Rara Avis in Terris, JUVENAL, Sátiras, VI, 165

segunda-feira, 10 de fevereiro de 2020

Rumo

Alto Alentejo, 2020


A minha vida faz-se olhando a planície. As cores que se transmudam ao sabor dos dias pautam-me uma melodia íntima que não vos saberei transmitir. É uma cantata de comunhão e harmonia, de serenidade e de sonoridades que orquestram cada momento.
Vou a trabalho, pois aqueles que longe legislam não se perdem na distância e desconhecem a luminosidade que escorre da lonjura.



Alto Alentejo, 2020

As nuvens viajantes são minhas companheiras e nelas arrumei a infância. Mas reconheço o cheiro da erva cortada e esta humidade que a terra respira. Nunca estarei só, nestas paragens. Tudo se reduz na sua mesquinhez citadina, quando se espraia o olhar pelo longe do horizonte.


Alto Alentejo, 2020

A Primavera que espreita não me retira a inquietação. Eu sei o perigo que se disfarça em cada ondulado do caminho. É estreita a via. Há rumores de que novas guilhotinas se aprestam e de que rondam as sombras esquivas de novos senhoritos e inquisidores.



Alto Alentejo, 2020

Um velho leva as suas cabras. Atravessa a rua deserta. Traz-me o tempo antigo e as portas fechadas. Vou a trabalho, já to disse. Não sou a «cabrita» livre que saltitava pela aldeia da minha infância rodeada de amigas «cabritas» como eu. As avós e mães já não gritam por nós e este não é o tempo das amoras que colhíamos no largo. Agora, só o horizonte é largo e a sua vastidão grita-me a força vital que não nos abandonou, ainda...
O céu não nos cairá sobre a cabeça.


Alto Alentejo, 2020

5 comentários:

Mar Arável disse...

O silêncio não se verga nas suas palavras
canta em voz alta
mesmo que a voz nos doa

Bj

Rogério G.V. Pereira disse...

Quando li a primeira vez, senti nostalgia
Quando li a segunda vez, senti raízes
A meio da terceira, acabei por perceber

Nós somos o lugar que nos deu crescer

AC disse...

Quase o mesmo sentir no olhar circundante, perante o que se vê e os ecos do que nos chega. Aqui, entre montanhas, e apesar da diferente orografia, como te entendo, Ana.

Um beijinho :)

CÉU disse...

O nosso Alentejo, a nossa planície e peneplanície são tão lindas, livres e extensas!
Não sejas pessimista, querida Ana! Adorei o teu texto repleto de recados e desabafos.
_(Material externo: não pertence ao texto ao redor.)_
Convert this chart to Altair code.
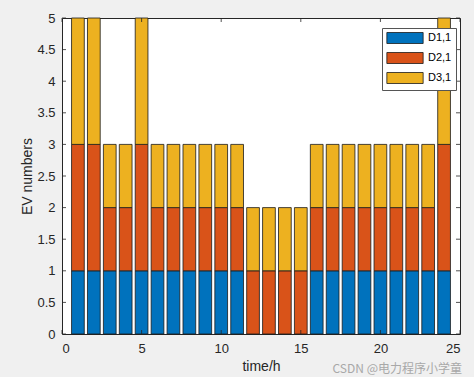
import altair as alt
import pandas as pd

hours = list(range(1, 25))
d1 = [1,1,1,1,1,1,1,1,1,1,1,0,0,0,0,1,1,1,1,1,1,1,1,1]
d2 = [2,2,1,1,2,1,1,1,1,1,1,1,1,1,1,1,1,1,1,1,1,1,1,2]
d3 = [2,2,1,1,2,1,1,1,1,1,1,1,1,1,1,1,1,1,1,1,1,1,1,2]
series_names = ["D1,1", "D2,1", "D3,1"]
colors = ["#0072BD", "#D95319", "#EDB120"]
x_ticks = [0, 5, 10, 15, 20, 25]
y_ticks = [0, 0.5, 1, 1.5, 2, 2.5, 3, 3.5, 4, 4.5, 5]

rows = []
for i, h in enumerate(hours):
    base = 0
    for name, vals in zip(series_names, [d1, d2, d3]):
        v = vals[i]
        if v > 0:
            rows.append({"t": h, "series": name, "y0": base, "y1": base + v})
        base += v
df = pd.DataFrame(rows)

W, H = 398, 316
font = "Liberation Sans"

xscale = alt.Scale(domain=[0, 25], nice=False, zero=False)
yscale = alt.Scale(domain=[0, 5], nice=False)
xaxis = alt.Axis(values=x_ticks, title="time/h", ticks=False, domain=False,
                 grid=False, labelPadding=8, titlePadding=4, format="~g",
                 labelOverlap=False)
yaxis = alt.Axis(values=y_ticks, title="EV numbers", ticks=False, domain=False,
                 grid=False, labelPadding=7, titlePadding=2, format="~g",
                 labelOverlap=False)

bars = alt.Chart(df).transform_calculate(
    xa="datum.t - 0.4", xb="datum.t + 0.4"
).mark_bar(stroke="#1a1a1a", strokeWidth=0.8, opacity=1).encode(
    x=alt.X("xa:Q", scale=xscale, axis=xaxis),
    x2="xb:Q",
    y=alt.Y("y0:Q", scale=yscale, axis=yaxis),
    y2="y1:Q",
    color=alt.Color("series:N", scale=alt.Scale(domain=series_names, range=colors),
                    legend=alt.Legend(title=None, orient="none", legendX=320, legendY=10,
                                      fillColor="white", strokeColor="#555555",
                                      padding=4, rowPadding=4,
                                      symbolType="M-3.3,-1L3.3,-1L3.3,1L-3.3,1Z",
                                      symbolSize=121, symbolStrokeColor="#1a1a1a",
                                      symbolStrokeWidth=0.8, symbolOpacity=1,
                                      symbolOffset=13,
                                      labelFontSize=11, labelFont=font, labelColor="#000000",
                                      labelOffset=17)),
)

ydf = pd.DataFrame({"v": y_ticks})
xdf = pd.DataFrame({"v": x_ticks})
tick_col = "#262626"
yl = alt.Chart(ydf).mark_rule(color=tick_col, strokeWidth=0.8).encode(
    y=alt.Y("v:Q", scale=yscale, axis=yaxis), x=alt.value(0), x2=alt.value(4))
yr = alt.Chart(ydf).mark_rule(color=tick_col, strokeWidth=0.8).encode(
    y=alt.Y("v:Q", scale=yscale, axis=yaxis), x=alt.value(W - 4), x2=alt.value(W))
xb = alt.Chart(xdf).mark_rule(color=tick_col, strokeWidth=0.8).encode(
    x=alt.X("v:Q", scale=xscale, axis=xaxis), y=alt.value(H - 4), y2=alt.value(H))
xt = alt.Chart(xdf).mark_rule(color=tick_col, strokeWidth=0.8).encode(
    x=alt.X("v:Q", scale=xscale, axis=xaxis), y=alt.value(0), y2=alt.value(4))

wm = alt.Chart(pd.DataFrame({"s": ["CSDN @电力程序小学童"]})).mark_text(
    align="right", baseline="middle", font="Noto Sans CJK SC", fontSize=12,
    color="#a8a8a8"
).encode(text="s:N", x=alt.value(W + 2), y=alt.value(H + 35))

chart = alt.layer(bars, yl, yr, xb, xt, wm).properties(
    width=W, height=H,
    autosize=alt.AutoSizeParams(type="none"),
    padding={"left": 62, "top": 18, "right": 14, "bottom": 43},
    background="#f0f0f0",
).configure_view(
    fill="white", stroke="#262626", strokeWidth=1
).configure_axis(
    labelFont=font, labelFontSize=13, labelColor="#262626",
    titleFont=font, titleFontSize=14, titleColor="#262626", titleFontWeight="normal"
)

chart.save("out.html", embed_options={"renderer": "svg", "actions": False})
Amanhã, o meu blogue será aniversariante. Qdo te for possível, passa por lá. Obrigada!

Beijos e bom resto de semana.

Elvira Carvalho disse...

Um belíssimo post. De todas as terras as províncias do Continente, só Trás-os-Montes conheço menos do que o Alentejo. Mas de tudo o que conheci gostei imenso.